◆ DIRECTIONS:
Any pictures should be left out; please print exactly the lines between the line with "What Bokeh code" and the line with "1087, 1138, 1189, 1238, 1289]", inclusive.

◆ INFORMATION SUPPLIED:
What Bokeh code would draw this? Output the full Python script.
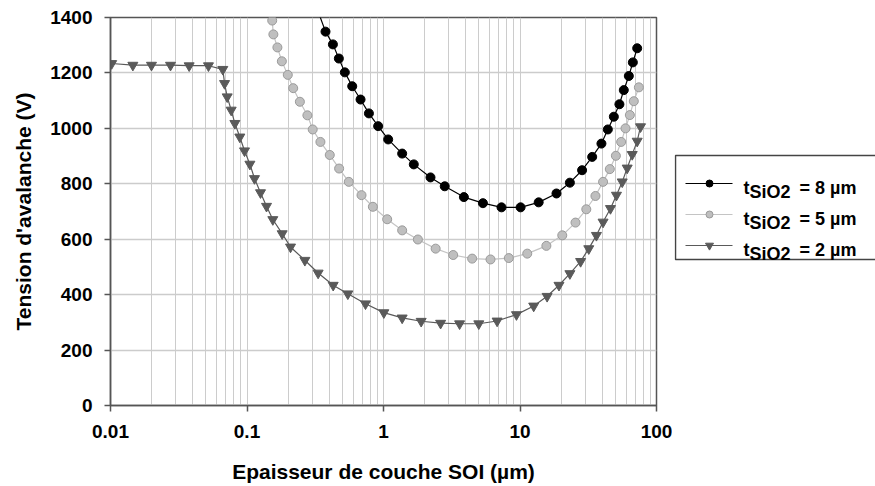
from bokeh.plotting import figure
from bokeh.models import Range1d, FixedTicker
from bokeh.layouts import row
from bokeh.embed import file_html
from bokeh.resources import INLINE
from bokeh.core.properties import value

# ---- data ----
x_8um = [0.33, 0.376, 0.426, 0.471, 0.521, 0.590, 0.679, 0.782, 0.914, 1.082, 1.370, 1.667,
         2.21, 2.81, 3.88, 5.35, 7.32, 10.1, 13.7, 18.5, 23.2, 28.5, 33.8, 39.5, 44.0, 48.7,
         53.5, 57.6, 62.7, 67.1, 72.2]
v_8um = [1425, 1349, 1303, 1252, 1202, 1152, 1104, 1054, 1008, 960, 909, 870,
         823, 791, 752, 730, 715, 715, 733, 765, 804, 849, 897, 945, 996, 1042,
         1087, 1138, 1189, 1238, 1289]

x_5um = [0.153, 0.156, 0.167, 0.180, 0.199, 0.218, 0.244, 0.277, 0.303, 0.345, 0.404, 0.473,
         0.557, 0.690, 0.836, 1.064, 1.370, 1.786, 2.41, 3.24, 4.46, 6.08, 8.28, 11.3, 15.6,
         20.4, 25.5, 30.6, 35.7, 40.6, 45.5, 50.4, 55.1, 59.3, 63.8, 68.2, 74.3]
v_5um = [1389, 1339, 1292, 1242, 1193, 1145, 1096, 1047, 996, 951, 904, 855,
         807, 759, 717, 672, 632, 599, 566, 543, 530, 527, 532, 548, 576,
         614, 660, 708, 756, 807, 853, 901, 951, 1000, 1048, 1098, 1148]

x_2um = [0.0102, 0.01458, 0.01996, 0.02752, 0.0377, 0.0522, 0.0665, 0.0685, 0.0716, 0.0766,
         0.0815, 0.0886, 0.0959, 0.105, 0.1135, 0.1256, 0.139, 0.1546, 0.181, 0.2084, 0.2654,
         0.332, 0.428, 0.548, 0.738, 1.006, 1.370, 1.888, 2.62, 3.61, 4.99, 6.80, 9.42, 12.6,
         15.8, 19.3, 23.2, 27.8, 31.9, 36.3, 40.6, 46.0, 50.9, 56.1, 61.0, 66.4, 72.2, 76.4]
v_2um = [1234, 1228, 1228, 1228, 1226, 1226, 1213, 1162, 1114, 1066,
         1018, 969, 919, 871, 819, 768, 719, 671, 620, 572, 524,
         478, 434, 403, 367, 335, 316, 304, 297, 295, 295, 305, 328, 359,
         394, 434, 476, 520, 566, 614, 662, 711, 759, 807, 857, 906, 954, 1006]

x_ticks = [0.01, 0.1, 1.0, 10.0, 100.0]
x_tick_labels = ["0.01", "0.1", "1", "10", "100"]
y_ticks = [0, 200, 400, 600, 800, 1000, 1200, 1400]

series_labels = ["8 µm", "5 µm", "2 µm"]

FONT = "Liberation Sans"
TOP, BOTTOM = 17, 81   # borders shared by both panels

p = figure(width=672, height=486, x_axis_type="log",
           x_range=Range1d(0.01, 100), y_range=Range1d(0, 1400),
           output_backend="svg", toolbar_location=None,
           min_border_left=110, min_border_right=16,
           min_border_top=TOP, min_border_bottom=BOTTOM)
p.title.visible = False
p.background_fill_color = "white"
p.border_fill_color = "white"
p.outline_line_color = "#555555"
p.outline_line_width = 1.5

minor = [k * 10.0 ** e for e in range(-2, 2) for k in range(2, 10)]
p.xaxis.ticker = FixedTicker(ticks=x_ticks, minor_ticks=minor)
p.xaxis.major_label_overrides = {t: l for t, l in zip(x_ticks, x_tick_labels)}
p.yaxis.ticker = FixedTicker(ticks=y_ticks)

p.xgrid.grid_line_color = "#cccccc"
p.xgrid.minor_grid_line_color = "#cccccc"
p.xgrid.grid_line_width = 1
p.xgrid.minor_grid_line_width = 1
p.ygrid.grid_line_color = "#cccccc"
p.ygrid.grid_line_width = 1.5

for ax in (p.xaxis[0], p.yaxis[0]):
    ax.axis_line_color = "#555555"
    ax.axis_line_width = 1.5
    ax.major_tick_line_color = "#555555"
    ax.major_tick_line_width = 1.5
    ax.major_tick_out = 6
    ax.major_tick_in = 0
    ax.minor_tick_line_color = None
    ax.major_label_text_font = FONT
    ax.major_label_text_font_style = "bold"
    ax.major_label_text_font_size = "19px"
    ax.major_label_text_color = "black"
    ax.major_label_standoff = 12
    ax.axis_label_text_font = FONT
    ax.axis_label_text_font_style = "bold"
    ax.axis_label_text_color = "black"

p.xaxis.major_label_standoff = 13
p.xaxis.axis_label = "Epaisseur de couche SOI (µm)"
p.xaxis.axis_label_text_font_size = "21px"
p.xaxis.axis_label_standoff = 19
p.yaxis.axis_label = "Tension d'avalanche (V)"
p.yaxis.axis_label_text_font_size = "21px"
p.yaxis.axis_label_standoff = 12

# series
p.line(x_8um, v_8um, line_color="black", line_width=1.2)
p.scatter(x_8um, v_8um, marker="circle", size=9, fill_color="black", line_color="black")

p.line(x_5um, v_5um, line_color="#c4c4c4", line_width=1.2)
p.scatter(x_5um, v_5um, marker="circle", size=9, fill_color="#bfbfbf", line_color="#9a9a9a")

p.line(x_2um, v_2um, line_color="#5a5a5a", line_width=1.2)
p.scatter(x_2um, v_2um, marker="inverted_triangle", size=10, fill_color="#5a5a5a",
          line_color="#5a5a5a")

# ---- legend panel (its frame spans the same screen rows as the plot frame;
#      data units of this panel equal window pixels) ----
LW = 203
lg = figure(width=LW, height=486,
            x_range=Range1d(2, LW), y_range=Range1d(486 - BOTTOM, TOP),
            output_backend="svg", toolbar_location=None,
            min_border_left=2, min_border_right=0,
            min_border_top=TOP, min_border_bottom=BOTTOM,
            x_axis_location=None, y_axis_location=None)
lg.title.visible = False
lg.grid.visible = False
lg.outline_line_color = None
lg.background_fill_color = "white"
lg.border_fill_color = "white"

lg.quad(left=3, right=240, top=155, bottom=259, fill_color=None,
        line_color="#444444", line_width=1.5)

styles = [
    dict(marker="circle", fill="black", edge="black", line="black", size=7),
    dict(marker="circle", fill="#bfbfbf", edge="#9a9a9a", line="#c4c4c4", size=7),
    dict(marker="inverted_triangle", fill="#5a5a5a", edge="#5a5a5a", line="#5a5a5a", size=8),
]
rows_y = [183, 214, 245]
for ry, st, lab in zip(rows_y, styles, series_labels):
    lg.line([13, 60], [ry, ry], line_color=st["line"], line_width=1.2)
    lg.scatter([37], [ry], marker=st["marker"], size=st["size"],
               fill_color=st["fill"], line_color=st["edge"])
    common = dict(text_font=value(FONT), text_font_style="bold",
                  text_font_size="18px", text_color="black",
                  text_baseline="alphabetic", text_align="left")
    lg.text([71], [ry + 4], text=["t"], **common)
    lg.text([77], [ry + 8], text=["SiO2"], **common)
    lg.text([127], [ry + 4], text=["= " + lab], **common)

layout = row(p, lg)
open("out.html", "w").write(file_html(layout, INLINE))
...
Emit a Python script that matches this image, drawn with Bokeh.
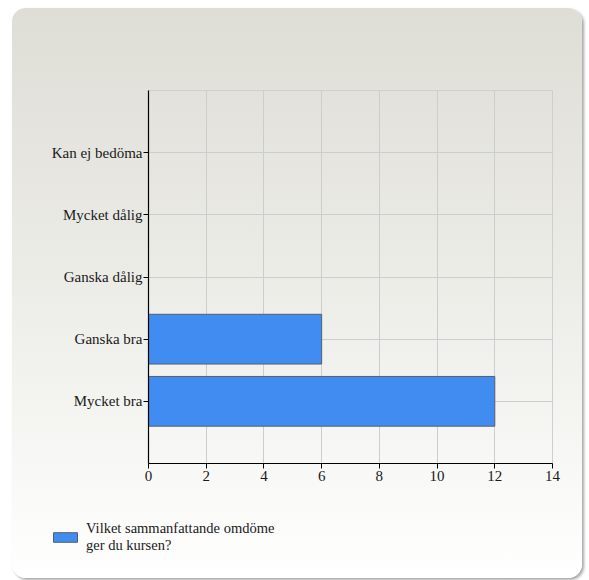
---
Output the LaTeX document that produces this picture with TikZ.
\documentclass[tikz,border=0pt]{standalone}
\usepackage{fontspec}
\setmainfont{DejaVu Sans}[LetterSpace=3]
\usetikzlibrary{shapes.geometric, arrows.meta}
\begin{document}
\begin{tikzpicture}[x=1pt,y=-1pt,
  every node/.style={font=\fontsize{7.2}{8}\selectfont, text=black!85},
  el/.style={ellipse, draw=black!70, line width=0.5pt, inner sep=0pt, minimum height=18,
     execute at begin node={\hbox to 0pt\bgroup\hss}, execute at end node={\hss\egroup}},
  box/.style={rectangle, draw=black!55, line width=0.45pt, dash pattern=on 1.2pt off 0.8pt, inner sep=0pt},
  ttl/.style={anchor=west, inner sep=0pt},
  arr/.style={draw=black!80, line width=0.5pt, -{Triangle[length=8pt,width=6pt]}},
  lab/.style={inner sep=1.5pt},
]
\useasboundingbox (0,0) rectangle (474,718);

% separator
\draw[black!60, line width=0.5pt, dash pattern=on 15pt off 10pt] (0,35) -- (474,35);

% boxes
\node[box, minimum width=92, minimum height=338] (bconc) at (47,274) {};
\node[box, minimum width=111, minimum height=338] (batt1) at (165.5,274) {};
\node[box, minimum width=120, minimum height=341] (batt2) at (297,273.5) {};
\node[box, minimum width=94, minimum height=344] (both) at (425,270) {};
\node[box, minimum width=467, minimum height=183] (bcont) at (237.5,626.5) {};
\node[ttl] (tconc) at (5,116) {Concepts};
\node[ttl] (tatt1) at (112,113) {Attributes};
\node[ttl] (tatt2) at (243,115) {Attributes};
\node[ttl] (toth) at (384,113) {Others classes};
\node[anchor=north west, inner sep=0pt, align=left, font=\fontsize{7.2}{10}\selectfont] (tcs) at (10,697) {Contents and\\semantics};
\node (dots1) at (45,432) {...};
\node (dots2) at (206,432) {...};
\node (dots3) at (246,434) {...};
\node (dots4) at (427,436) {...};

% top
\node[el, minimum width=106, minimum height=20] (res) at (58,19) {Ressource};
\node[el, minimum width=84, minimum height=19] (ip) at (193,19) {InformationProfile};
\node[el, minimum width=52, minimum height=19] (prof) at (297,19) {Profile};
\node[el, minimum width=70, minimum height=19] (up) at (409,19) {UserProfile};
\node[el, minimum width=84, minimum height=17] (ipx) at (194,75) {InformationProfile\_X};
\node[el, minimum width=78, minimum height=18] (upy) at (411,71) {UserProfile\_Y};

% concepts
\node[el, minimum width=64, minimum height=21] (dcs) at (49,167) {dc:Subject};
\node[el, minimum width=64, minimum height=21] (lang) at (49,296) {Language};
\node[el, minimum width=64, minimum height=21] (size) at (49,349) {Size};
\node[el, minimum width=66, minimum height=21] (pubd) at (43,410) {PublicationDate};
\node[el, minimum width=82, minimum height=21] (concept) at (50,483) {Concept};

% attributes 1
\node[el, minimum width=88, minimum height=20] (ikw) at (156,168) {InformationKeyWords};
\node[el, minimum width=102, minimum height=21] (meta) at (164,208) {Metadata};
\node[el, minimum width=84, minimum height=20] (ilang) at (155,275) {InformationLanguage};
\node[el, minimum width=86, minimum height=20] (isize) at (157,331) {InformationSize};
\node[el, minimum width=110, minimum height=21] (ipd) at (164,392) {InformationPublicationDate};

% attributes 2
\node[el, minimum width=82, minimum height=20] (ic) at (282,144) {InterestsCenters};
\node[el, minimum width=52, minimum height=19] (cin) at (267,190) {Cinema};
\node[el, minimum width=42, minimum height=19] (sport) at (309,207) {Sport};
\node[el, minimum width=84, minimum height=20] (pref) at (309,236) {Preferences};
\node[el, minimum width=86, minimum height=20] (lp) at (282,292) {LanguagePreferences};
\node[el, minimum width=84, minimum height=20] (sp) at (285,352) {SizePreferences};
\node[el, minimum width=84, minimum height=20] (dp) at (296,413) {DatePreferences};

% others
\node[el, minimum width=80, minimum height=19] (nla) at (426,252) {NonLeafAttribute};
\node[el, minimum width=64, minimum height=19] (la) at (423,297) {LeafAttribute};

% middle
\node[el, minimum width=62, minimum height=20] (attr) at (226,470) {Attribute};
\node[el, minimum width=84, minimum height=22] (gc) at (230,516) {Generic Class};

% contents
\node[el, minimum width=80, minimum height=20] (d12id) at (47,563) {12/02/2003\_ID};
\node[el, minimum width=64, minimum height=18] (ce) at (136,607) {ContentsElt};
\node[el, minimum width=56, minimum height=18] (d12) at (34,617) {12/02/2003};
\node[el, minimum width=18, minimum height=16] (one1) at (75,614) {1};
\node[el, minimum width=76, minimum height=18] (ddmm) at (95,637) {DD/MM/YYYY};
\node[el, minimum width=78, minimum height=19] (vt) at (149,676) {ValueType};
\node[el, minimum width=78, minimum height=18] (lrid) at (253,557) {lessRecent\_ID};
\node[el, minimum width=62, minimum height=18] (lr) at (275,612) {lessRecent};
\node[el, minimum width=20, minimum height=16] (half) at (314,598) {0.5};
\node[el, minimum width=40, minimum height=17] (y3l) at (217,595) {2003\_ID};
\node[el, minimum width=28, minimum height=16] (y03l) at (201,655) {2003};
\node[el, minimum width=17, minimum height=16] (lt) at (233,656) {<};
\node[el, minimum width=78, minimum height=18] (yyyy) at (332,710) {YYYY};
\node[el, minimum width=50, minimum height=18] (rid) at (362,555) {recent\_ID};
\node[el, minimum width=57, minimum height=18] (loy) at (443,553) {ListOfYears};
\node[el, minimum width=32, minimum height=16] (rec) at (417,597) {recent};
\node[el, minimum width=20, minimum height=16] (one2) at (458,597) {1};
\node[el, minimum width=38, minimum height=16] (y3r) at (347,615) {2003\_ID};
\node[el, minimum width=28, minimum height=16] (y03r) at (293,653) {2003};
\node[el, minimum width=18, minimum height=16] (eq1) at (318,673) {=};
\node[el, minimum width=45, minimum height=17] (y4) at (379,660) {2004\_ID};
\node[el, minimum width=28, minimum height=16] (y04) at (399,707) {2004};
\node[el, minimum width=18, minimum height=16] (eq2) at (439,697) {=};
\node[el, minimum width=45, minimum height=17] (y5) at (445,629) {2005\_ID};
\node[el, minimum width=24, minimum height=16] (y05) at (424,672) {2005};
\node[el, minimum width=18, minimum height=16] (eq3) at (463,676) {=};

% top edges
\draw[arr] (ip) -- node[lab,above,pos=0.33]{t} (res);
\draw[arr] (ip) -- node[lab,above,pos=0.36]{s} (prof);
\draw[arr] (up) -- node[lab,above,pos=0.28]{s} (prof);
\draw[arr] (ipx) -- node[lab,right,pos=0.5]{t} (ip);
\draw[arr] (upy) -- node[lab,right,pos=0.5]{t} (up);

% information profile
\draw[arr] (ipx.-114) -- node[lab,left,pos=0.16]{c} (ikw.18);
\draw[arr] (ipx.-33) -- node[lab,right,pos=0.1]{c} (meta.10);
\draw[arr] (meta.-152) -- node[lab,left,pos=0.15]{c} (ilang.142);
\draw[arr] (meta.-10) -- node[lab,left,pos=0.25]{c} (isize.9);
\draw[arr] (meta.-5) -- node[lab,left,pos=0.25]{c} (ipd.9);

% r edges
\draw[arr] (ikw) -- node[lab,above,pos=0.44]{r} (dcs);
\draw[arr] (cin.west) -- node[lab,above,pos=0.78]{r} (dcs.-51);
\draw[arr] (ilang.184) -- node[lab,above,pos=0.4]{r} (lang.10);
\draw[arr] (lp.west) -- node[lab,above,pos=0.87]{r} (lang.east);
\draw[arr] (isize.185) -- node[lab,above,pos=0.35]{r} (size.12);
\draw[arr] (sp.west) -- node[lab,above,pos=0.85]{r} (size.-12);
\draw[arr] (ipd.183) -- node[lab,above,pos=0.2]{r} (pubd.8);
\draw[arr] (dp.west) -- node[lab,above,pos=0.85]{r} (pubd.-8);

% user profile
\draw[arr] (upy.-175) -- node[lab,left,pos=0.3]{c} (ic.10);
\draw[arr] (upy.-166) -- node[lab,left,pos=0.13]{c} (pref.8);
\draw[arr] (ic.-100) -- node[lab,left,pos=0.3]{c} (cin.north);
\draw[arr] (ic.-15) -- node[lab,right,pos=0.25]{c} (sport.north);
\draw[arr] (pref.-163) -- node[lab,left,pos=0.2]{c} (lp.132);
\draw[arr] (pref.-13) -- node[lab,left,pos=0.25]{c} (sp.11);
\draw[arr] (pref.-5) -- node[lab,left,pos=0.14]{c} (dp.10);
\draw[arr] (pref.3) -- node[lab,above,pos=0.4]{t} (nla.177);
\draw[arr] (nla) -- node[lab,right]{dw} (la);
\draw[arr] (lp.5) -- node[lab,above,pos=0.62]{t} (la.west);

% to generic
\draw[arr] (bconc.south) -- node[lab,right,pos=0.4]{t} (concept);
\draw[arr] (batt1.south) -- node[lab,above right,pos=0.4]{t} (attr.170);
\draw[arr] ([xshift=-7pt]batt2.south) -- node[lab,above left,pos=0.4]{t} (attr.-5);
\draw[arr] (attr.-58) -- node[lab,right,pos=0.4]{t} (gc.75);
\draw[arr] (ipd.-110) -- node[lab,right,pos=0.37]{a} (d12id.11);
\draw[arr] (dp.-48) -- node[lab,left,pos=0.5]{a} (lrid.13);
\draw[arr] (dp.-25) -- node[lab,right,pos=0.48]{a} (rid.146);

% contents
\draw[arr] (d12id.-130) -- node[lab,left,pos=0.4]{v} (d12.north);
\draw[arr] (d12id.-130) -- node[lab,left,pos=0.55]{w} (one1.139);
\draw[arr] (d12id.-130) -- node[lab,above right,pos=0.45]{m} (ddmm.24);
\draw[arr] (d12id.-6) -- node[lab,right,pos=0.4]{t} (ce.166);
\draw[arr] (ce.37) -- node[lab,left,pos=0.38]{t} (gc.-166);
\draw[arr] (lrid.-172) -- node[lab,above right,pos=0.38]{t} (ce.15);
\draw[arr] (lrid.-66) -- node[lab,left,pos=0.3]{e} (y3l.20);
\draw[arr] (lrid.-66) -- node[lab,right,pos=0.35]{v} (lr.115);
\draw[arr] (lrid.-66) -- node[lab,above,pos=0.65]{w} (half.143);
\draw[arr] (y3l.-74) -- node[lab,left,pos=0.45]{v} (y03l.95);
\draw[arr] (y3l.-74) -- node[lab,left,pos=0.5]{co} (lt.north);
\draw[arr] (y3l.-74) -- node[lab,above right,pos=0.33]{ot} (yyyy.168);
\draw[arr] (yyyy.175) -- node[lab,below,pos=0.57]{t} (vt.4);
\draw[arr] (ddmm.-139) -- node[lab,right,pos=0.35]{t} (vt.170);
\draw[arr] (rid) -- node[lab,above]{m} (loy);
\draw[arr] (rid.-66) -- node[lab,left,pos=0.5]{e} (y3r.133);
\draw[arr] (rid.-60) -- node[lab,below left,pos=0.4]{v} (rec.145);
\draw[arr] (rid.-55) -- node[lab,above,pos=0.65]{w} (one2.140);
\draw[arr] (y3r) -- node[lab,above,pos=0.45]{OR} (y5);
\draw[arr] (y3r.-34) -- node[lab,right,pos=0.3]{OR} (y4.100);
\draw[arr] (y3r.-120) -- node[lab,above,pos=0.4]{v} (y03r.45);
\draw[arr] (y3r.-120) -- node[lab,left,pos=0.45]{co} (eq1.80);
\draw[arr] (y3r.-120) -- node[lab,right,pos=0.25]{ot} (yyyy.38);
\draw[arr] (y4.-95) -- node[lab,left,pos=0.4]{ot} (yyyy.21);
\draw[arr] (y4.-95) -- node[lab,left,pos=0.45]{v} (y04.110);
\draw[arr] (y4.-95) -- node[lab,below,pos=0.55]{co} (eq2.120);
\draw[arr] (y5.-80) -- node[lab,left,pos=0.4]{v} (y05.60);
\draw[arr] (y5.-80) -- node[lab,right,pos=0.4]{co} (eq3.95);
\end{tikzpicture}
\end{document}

◆ FULL SOLUTION:
What Bokeh code would draw this? Output the full Python script.
from bokeh.plotting import figure
from bokeh.models import Range1d, FixedTicker
from bokeh.layouts import row
from bokeh.embed import file_html
from bokeh.resources import INLINE
from bokeh.core.properties import value

# ---- data ----
x_8um = [0.33, 0.376, 0.426, 0.471, 0.521, 0.590, 0.679, 0.782, 0.914, 1.082, 1.370, 1.667,
         2.21, 2.81, 3.88, 5.35, 7.32, 10.1, 13.7, 18.5, 23.2, 28.5, 33.8, 39.5, 44.0, 48.7,
         53.5, 57.6, 62.7, 67.1, 72.2]
v_8um = [1425, 1349, 1303, 1252, 1202, 1152, 1104, 1054, 1008, 960, 909, 870,
         823, 791, 752, 730, 715, 715, 733, 765, 804, 849, 897, 945, 996, 1042,
         1087, 1138, 1189, 1238, 1289]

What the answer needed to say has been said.